Written exercise =
Pictures in the entries below are to be left out; otherwise, reproduce exactly the lines from the first through the line containing "const totalCountUntSd = [0.03, 0.03, 0.02, 0.02, 0.18, 0.1];".

Exercise inputs =
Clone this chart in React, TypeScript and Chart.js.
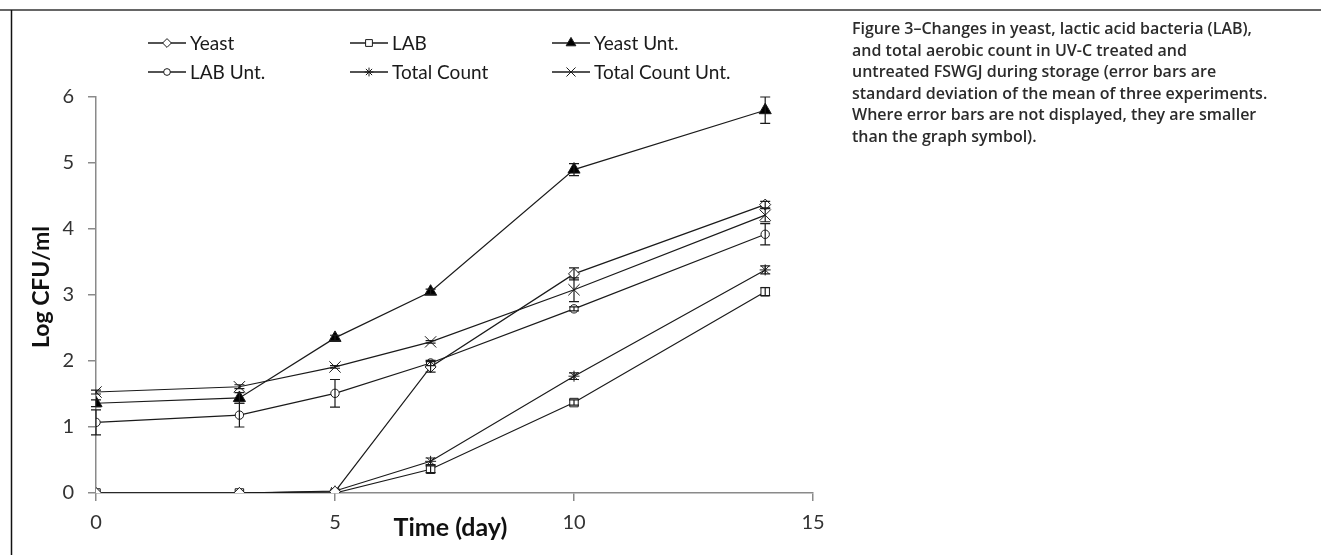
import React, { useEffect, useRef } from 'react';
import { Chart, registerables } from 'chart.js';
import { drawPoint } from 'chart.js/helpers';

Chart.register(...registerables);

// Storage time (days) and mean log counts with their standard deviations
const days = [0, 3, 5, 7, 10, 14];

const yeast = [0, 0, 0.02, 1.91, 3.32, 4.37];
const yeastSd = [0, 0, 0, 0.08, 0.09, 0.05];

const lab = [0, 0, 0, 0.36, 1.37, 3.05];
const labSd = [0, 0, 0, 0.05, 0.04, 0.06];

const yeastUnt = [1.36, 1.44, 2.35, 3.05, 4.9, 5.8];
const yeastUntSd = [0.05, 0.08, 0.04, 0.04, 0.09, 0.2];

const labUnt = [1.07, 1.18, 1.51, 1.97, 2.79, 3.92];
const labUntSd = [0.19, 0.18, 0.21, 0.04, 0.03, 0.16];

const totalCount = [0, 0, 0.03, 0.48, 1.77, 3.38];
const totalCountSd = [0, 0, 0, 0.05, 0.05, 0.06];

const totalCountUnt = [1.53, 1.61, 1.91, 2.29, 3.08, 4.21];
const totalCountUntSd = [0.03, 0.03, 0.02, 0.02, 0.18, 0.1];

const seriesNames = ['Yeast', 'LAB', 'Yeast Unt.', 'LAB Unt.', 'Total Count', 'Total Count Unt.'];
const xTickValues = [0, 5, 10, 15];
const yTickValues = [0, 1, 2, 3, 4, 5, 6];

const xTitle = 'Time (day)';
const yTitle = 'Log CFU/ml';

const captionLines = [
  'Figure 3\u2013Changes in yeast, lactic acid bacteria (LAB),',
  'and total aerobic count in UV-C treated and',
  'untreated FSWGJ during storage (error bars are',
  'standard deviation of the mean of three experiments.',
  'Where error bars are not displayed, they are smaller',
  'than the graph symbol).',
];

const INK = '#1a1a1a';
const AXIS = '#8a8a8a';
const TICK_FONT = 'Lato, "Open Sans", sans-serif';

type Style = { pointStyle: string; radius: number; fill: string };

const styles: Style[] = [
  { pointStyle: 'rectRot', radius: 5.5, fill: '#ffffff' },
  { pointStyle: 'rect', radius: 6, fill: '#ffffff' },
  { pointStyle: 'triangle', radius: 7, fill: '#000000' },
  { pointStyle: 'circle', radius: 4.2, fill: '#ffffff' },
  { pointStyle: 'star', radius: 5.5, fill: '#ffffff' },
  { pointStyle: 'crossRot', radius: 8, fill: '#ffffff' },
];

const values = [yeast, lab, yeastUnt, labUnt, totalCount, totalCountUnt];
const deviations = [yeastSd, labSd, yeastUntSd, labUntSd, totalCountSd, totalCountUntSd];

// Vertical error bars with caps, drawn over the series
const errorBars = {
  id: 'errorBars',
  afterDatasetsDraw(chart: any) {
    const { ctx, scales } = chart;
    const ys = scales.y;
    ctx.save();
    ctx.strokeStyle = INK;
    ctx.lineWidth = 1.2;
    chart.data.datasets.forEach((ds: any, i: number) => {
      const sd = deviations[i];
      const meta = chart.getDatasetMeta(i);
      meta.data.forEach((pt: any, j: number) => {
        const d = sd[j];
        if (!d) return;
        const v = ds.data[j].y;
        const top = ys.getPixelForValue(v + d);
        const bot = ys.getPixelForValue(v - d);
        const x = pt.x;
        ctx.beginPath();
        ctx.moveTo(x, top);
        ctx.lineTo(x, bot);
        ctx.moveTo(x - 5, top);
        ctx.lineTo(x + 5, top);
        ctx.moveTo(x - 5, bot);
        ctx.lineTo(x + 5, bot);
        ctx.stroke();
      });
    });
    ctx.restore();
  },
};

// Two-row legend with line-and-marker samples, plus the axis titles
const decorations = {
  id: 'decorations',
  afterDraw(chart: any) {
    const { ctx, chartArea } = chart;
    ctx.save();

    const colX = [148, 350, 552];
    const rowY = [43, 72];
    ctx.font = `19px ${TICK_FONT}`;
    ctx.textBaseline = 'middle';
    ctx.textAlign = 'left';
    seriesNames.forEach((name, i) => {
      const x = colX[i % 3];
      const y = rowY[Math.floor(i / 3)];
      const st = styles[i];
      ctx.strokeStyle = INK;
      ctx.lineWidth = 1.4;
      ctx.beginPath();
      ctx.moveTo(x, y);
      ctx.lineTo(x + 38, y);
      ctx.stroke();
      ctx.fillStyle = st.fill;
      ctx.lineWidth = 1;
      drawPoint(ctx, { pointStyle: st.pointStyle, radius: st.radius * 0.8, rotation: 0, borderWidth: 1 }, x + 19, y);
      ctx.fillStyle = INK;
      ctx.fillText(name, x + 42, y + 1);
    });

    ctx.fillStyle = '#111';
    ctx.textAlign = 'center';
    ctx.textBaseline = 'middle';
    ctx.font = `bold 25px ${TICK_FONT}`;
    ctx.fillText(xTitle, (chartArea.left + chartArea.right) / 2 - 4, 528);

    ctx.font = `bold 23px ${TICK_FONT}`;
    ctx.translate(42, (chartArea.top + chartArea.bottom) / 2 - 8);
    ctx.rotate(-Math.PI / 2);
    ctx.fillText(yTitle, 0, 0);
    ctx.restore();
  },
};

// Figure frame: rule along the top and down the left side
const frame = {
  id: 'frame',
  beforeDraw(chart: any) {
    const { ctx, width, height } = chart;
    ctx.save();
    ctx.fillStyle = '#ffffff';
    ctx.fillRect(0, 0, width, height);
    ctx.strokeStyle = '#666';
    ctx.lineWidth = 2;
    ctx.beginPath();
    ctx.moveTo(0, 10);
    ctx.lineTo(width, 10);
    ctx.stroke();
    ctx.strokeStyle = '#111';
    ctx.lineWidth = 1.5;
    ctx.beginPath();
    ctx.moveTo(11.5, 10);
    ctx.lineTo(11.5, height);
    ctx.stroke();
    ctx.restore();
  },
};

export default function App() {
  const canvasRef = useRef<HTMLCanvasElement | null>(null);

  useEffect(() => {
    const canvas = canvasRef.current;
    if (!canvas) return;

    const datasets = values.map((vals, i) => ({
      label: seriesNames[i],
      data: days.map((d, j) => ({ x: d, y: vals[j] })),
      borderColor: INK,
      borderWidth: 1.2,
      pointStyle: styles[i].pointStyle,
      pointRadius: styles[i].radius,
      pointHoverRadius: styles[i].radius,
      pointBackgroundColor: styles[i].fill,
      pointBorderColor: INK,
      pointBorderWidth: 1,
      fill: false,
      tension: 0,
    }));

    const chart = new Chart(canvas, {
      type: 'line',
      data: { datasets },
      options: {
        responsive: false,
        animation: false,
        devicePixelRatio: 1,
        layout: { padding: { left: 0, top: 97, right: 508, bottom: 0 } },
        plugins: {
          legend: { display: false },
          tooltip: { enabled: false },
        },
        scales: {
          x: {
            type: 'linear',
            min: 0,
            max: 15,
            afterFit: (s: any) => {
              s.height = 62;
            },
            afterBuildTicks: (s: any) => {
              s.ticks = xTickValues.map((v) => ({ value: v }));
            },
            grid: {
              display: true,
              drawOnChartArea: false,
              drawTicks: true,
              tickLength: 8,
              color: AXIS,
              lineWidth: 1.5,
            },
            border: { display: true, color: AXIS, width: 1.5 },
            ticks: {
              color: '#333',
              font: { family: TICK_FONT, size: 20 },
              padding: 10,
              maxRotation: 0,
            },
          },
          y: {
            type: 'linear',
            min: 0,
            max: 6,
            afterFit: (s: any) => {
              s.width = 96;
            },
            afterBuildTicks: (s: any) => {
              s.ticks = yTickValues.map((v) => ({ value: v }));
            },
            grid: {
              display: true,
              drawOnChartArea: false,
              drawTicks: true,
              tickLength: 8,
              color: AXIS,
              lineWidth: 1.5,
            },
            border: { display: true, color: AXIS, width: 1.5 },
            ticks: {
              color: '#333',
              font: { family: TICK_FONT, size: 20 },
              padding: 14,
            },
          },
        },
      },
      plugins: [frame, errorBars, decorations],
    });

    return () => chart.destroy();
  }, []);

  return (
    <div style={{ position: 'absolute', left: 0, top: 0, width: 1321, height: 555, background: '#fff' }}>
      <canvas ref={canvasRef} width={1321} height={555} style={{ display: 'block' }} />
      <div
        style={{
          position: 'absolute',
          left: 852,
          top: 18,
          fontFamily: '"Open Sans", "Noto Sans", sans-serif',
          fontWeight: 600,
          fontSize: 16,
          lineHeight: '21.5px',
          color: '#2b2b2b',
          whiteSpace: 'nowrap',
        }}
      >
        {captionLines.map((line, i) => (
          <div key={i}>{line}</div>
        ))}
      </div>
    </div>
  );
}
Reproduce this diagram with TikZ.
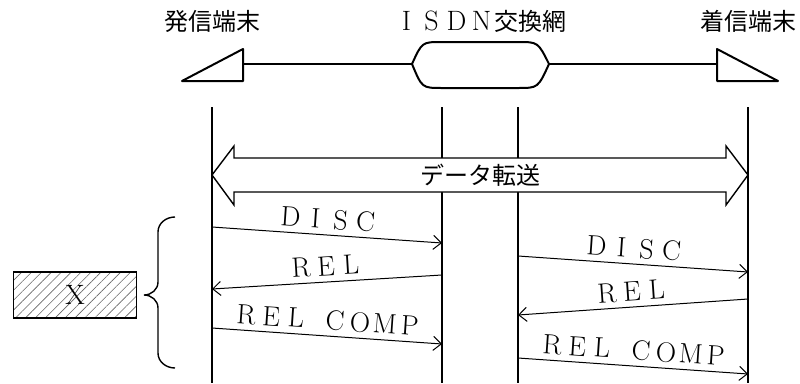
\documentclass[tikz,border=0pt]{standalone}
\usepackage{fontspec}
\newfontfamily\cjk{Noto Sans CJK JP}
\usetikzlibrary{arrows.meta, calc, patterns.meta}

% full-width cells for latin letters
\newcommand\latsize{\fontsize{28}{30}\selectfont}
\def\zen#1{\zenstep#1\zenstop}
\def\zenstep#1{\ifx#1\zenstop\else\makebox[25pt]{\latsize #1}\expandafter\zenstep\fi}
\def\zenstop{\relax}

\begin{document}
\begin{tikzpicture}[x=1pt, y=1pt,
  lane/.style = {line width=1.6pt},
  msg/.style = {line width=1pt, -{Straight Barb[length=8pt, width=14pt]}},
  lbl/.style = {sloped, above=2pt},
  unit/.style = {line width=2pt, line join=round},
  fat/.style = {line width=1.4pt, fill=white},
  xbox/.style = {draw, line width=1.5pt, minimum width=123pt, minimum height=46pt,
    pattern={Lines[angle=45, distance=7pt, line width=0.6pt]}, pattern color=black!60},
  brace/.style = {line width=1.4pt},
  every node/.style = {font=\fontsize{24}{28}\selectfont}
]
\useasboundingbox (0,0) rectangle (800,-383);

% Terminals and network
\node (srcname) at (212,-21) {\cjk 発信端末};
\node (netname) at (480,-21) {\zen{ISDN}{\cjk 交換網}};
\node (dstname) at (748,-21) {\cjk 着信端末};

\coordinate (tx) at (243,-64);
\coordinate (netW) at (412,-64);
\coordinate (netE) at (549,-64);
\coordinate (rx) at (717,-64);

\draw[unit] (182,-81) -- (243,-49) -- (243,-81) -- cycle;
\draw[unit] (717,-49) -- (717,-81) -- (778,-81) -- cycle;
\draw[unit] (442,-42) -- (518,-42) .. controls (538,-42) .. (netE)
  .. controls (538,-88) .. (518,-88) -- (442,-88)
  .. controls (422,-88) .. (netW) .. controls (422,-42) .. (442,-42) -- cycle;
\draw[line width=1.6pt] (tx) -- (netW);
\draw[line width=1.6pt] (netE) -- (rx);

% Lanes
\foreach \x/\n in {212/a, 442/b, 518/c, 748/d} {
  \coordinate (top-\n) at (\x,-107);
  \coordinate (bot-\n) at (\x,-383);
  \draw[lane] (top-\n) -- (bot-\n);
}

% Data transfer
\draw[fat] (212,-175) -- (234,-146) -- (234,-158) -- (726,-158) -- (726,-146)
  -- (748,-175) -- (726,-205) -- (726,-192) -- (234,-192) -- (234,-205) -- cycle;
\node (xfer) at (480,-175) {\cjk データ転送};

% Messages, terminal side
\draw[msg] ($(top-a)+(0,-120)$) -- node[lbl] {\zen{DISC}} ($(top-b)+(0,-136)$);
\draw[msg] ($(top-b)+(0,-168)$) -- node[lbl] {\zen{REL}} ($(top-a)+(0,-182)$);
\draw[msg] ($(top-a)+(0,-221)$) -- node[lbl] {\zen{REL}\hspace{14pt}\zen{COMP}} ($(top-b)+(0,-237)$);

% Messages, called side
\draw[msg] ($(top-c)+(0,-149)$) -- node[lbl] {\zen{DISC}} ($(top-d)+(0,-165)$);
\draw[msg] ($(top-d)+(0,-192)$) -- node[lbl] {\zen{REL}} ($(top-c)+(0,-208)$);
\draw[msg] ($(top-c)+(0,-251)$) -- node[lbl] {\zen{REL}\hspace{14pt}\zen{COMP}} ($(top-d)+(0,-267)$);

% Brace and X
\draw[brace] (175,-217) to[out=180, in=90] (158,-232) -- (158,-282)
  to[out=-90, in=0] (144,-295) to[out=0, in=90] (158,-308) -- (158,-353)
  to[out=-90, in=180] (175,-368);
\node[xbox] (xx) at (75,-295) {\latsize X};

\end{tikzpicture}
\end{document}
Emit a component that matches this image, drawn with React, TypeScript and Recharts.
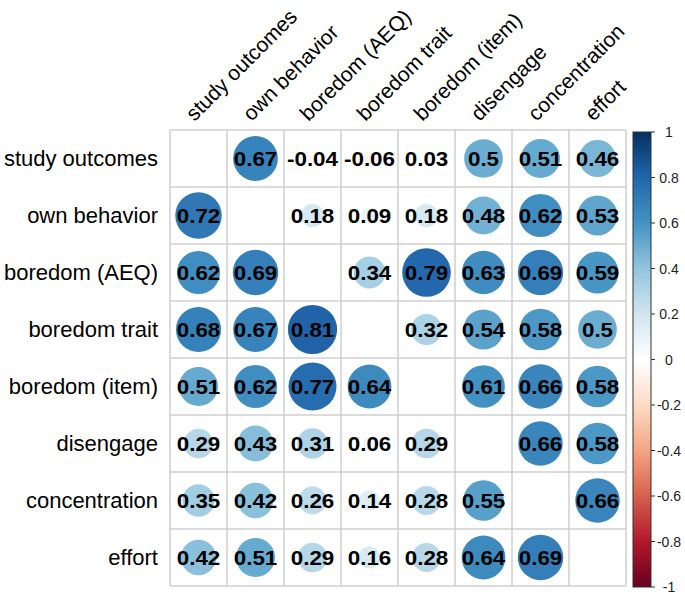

Completed exercise =
Clone this chart in React, TypeScript and Chart.js.
import React, { useEffect, useRef } from 'react';
import { Chart, registerables } from 'chart.js';
import { drawPoint } from 'chart.js/helpers';

Chart.register(...registerables);

// Storage time (days) and mean log counts with their standard deviations
const days = [0, 3, 5, 7, 10, 14];

const yeast = [0, 0, 0.02, 1.91, 3.32, 4.37];
const yeastSd = [0, 0, 0, 0.08, 0.09, 0.05];

const lab = [0, 0, 0, 0.36, 1.37, 3.05];
const labSd = [0, 0, 0, 0.05, 0.04, 0.06];

const yeastUnt = [1.36, 1.44, 2.35, 3.05, 4.9, 5.8];
const yeastUntSd = [0.05, 0.08, 0.04, 0.04, 0.09, 0.2];

const labUnt = [1.07, 1.18, 1.51, 1.97, 2.79, 3.92];
const labUntSd = [0.19, 0.18, 0.21, 0.04, 0.03, 0.16];

const totalCount = [0, 0, 0.03, 0.48, 1.77, 3.38];
const totalCountSd = [0, 0, 0, 0.05, 0.05, 0.06];

const totalCountUnt = [1.53, 1.61, 1.91, 2.29, 3.08, 4.21];
const totalCountUntSd = [0.03, 0.03, 0.02, 0.02, 0.18, 0.1];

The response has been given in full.